===== The data

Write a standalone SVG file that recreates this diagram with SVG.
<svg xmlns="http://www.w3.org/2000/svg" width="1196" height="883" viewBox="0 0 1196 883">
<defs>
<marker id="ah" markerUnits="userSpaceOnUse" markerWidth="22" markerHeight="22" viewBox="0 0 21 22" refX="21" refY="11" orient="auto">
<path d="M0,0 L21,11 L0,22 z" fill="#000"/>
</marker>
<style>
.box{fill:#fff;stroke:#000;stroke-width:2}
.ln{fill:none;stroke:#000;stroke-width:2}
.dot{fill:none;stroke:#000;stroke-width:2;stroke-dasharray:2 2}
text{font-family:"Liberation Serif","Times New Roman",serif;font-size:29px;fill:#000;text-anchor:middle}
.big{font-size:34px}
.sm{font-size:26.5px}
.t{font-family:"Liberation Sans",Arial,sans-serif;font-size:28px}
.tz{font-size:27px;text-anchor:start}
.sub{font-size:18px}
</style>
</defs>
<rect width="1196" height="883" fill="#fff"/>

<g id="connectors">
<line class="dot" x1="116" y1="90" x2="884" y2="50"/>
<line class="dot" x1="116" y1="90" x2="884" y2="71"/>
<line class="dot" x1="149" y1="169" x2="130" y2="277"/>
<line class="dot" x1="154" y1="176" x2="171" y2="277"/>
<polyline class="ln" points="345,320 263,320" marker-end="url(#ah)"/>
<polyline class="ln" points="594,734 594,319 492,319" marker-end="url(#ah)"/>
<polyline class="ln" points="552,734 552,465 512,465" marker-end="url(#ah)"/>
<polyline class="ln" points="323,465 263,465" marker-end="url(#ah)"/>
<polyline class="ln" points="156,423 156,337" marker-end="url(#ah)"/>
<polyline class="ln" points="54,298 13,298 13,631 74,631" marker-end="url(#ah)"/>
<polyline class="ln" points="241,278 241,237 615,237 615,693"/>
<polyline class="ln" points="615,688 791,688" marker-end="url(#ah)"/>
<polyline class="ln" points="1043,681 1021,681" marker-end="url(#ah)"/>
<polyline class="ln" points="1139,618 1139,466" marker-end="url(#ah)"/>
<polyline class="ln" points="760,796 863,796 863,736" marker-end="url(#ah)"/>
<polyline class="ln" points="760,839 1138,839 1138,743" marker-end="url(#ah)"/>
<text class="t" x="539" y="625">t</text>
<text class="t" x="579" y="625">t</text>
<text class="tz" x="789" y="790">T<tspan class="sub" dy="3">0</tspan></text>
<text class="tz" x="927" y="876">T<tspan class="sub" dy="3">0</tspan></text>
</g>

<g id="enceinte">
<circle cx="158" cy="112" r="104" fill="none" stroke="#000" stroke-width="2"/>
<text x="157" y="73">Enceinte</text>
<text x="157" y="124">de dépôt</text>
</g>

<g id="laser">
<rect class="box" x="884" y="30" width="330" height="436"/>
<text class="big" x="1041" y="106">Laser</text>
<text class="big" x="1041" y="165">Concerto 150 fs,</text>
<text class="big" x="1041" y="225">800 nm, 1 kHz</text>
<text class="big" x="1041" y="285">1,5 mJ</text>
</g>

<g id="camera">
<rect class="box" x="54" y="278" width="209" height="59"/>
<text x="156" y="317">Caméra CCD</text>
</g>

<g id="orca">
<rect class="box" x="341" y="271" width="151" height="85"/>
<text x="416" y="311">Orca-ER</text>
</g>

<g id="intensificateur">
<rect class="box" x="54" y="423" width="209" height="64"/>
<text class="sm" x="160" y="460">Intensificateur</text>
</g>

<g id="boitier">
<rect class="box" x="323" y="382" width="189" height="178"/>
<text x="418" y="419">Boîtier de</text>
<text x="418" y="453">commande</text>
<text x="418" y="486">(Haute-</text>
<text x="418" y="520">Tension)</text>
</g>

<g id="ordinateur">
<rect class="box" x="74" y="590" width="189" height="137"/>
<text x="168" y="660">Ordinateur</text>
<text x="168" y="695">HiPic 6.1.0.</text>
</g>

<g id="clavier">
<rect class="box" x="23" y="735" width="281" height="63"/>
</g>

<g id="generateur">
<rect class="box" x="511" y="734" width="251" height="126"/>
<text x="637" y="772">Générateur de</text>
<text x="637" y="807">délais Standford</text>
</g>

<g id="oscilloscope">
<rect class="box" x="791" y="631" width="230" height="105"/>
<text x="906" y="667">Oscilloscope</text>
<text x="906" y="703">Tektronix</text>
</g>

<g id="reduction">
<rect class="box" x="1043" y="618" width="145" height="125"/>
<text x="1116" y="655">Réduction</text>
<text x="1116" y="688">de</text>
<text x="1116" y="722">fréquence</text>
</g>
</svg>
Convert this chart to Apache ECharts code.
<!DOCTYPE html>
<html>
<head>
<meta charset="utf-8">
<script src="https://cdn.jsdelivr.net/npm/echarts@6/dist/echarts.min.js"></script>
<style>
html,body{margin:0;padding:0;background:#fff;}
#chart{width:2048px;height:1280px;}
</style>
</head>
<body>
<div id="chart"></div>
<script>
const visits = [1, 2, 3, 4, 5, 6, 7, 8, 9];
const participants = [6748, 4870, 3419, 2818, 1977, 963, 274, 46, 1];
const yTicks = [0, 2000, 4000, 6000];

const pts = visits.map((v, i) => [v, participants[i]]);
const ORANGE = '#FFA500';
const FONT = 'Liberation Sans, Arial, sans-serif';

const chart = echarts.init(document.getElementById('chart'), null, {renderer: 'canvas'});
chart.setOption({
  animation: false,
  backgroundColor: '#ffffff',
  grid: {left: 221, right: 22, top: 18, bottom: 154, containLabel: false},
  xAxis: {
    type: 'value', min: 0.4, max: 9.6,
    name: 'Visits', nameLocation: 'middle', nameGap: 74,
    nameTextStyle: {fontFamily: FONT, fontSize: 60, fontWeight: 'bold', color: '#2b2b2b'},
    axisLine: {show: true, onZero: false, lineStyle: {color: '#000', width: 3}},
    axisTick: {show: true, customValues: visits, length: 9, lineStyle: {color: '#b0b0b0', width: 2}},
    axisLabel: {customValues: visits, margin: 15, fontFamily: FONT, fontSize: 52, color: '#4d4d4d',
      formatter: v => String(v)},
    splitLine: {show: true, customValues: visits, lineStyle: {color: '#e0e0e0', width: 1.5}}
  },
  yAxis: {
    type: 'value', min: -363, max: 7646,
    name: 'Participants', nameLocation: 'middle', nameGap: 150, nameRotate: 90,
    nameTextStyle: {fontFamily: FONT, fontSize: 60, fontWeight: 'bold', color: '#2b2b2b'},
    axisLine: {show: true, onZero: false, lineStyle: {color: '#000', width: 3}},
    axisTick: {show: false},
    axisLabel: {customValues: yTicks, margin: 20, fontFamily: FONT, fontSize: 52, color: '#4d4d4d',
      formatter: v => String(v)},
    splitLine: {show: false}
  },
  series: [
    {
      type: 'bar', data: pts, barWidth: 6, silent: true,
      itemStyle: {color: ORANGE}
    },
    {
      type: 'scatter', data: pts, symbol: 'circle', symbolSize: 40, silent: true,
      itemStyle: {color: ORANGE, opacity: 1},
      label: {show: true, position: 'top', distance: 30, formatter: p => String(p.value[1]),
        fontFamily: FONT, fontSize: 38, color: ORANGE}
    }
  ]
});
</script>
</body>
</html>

==========

- **Aim of the task**: Retype the records above exactly.

- **Result**:
Write a standalone SVG file that recreates this diagram with SVG.
<svg xmlns="http://www.w3.org/2000/svg" width="1196" height="883" viewBox="0 0 1196 883">
<defs>
<marker id="ah" markerUnits="userSpaceOnUse" markerWidth="22" markerHeight="22" viewBox="0 0 21 22" refX="21" refY="11" orient="auto">
<path d="M0,0 L21,11 L0,22 z" fill="#000"/>
</marker>
<style>
.box{fill:#fff;stroke:#000;stroke-width:2}
.ln{fill:none;stroke:#000;stroke-width:2}
.dot{fill:none;stroke:#000;stroke-width:2;stroke-dasharray:2 2}
text{font-family:"Liberation Serif","Times New Roman",serif;font-size:29px;fill:#000;text-anchor:middle}
.big{font-size:34px}
.sm{font-size:26.5px}
.t{font-family:"Liberation Sans",Arial,sans-serif;font-size:28px}
.tz{font-size:27px;text-anchor:start}
.sub{font-size:18px}
</style>
</defs>
<rect width="1196" height="883" fill="#fff"/>

<g id="connectors">
<line class="dot" x1="116" y1="90" x2="884" y2="50"/>
<line class="dot" x1="116" y1="90" x2="884" y2="71"/>
<line class="dot" x1="149" y1="169" x2="130" y2="277"/>
<line class="dot" x1="154" y1="176" x2="171" y2="277"/>
<polyline class="ln" points="345,320 263,320" marker-end="url(#ah)"/>
<polyline class="ln" points="594,734 594,319 492,319" marker-end="url(#ah)"/>
<polyline class="ln" points="552,734 552,465 512,465" marker-end="url(#ah)"/>
<polyline class="ln" points="323,465 263,465" marker-end="url(#ah)"/>
<polyline class="ln" points="156,423 156,337" marker-end="url(#ah)"/>
<polyline class="ln" points="54,298 13,298 13,631 74,631" marker-end="url(#ah)"/>
<polyline class="ln" points="241,278 241,237 615,237 615,693"/>
<polyline class="ln" points="615,688 791,688" marker-end="url(#ah)"/>
<polyline class="ln" points="1043,681 1021,681" marker-end="url(#ah)"/>
<polyline class="ln" points="1139,618 1139,466" marker-end="url(#ah)"/>
<polyline class="ln" points="760,796 863,796 863,736" marker-end="url(#ah)"/>
<polyline class="ln" points="760,839 1138,839 1138,743" marker-end="url(#ah)"/>
<text class="t" x="539" y="625">t</text>
<text class="t" x="579" y="625">t</text>
<text class="tz" x="789" y="790">T<tspan class="sub" dy="3">0</tspan></text>
<text class="tz" x="927" y="876">T<tspan class="sub" dy="3">0</tspan></text>
</g>

<g id="enceinte">
<circle cx="158" cy="112" r="104" fill="none" stroke="#000" stroke-width="2"/>
<text x="157" y="73">Enceinte</text>
<text x="157" y="124">de dépôt</text>
</g>

<g id="laser">
<rect class="box" x="884" y="30" width="330" height="436"/>
<text class="big" x="1041" y="106">Laser</text>
<text class="big" x="1041" y="165">Concerto 150 fs,</text>
<text class="big" x="1041" y="225">800 nm, 1 kHz</text>
<text class="big" x="1041" y="285">1,5 mJ</text>
</g>

<g id="camera">
<rect class="box" x="54" y="278" width="209" height="59"/>
<text x="156" y="317">Caméra CCD</text>
</g>

<g id="orca">
<rect class="box" x="341" y="271" width="151" height="85"/>
<text x="416" y="311">Orca-ER</text>
</g>

<g id="intensificateur">
<rect class="box" x="54" y="423" width="209" height="64"/>
<text class="sm" x="160" y="460">Intensificateur</text>
</g>

<g id="boitier">
<rect class="box" x="323" y="382" width="189" height="178"/>
<text x="418" y="419">Boîtier de</text>
<text x="418" y="453">commande</text>
<text x="418" y="486">(Haute-</text>
<text x="418" y="520">Tension)</text>
</g>

<g id="ordinateur">
<rect class="box" x="74" y="590" width="189" height="137"/>
<text x="168" y="660">Ordinateur</text>
<text x="168" y="695">HiPic 6.1.0.</text>
</g>

<g id="clavier">
<rect class="box" x="23" y="735" width="281" height="63"/>
</g>

<g id="generateur">
<rect class="box" x="511" y="734" width="251" height="126"/>
<text x="637" y="772">Générateur de</text>
<text x="637" y="807">délais Standford</text>
</g>

<g id="oscilloscope">
<rect class="box" x="791" y="631" width="230" height="105"/>
<text x="906" y="667">Oscilloscope</text>
<text x="906" y="703">Tektronix</text>
</g>

<g id="reduction">
<rect class="box" x="1043" y="618" width="145" height="125"/>
<text x="1116" y="655">Réduction</text>
<text x="1116" y="688">de</text>
<text x="1116" y="722">fréquence</text>
</g>
</svg>
Convert this chart to Apache ECharts code.
<!DOCTYPE html>
<html>
<head>
<meta charset="utf-8">
<script src="https://cdn.jsdelivr.net/npm/echarts@6/dist/echarts.min.js"></script>
<style>
html,body{margin:0;padding:0;background:#fff;}
#chart{width:2048px;height:1280px;}
</style>
</head>
<body>
<div id="chart"></div>
<script>
const visits = [1, 2, 3, 4, 5, 6, 7, 8, 9];
const participants = [6748, 4870, 3419, 2818, 1977, 963, 274, 46, 1];
const yTicks = [0, 2000, 4000, 6000];

const pts = visits.map((v, i) => [v, participants[i]]);
const ORANGE = '#FFA500';
const FONT = 'Liberation Sans, Arial, sans-serif';

const chart = echarts.init(document.getElementById('chart'), null, {renderer: 'canvas'});
chart.setOption({
  animation: false,
  backgroundColor: '#ffffff',
  grid: {left: 221, right: 22, top: 18, bottom: 154, containLabel: false},
  xAxis: {
    type: 'value', min: 0.4, max: 9.6,
    name: 'Visits', nameLocation: 'middle', nameGap: 74,
    nameTextStyle: {fontFamily: FONT, fontSize: 60, fontWeight: 'bold', color: '#2b2b2b'},
    axisLine: {show: true, onZero: false, lineStyle: {color: '#000', width: 3}},
    axisTick: {show: true, customValues: visits, length: 9, lineStyle: {color: '#b0b0b0', width: 2}},
    axisLabel: {customValues: visits, margin: 15, fontFamily: FONT, fontSize: 52, color: '#4d4d4d',
      formatter: v => String(v)},
    splitLine: {show: true, customValues: visits, lineStyle: {color: '#e0e0e0', width: 1.5}}
  },
  yAxis: {
    type: 'value', min: -363, max: 7646,
    name: 'Participants', nameLocation: 'middle', nameGap: 150, nameRotate: 90,
    nameTextStyle: {fontFamily: FONT, fontSize: 60, fontWeight: 'bold', color: '#2b2b2b'},
    axisLine: {show: true, onZero: false, lineStyle: {color: '#000', width: 3}},
    axisTick: {show: false},
    axisLabel: {customValues: yTicks, margin: 20, fontFamily: FONT, fontSize: 52, color: '#4d4d4d',
      formatter: v => String(v)},
    splitLine: {show: false}
  },
  series: [
    {
      type: 'bar', data: pts, barWidth: 6, silent: true,
      itemStyle: {color: ORANGE}
    },
    {
      type: 'scatter', data: pts, symbol: 'circle', symbolSize: 40, silent: true,
      itemStyle: {color: ORANGE, opacity: 1},
      label: {show: true, position: 'top', distance: 30, formatter: p => String(p.value[1]),
        fontFamily: FONT, fontSize: 38, color: ORANGE}
    }
  ]
});
</script>
</body>
</html>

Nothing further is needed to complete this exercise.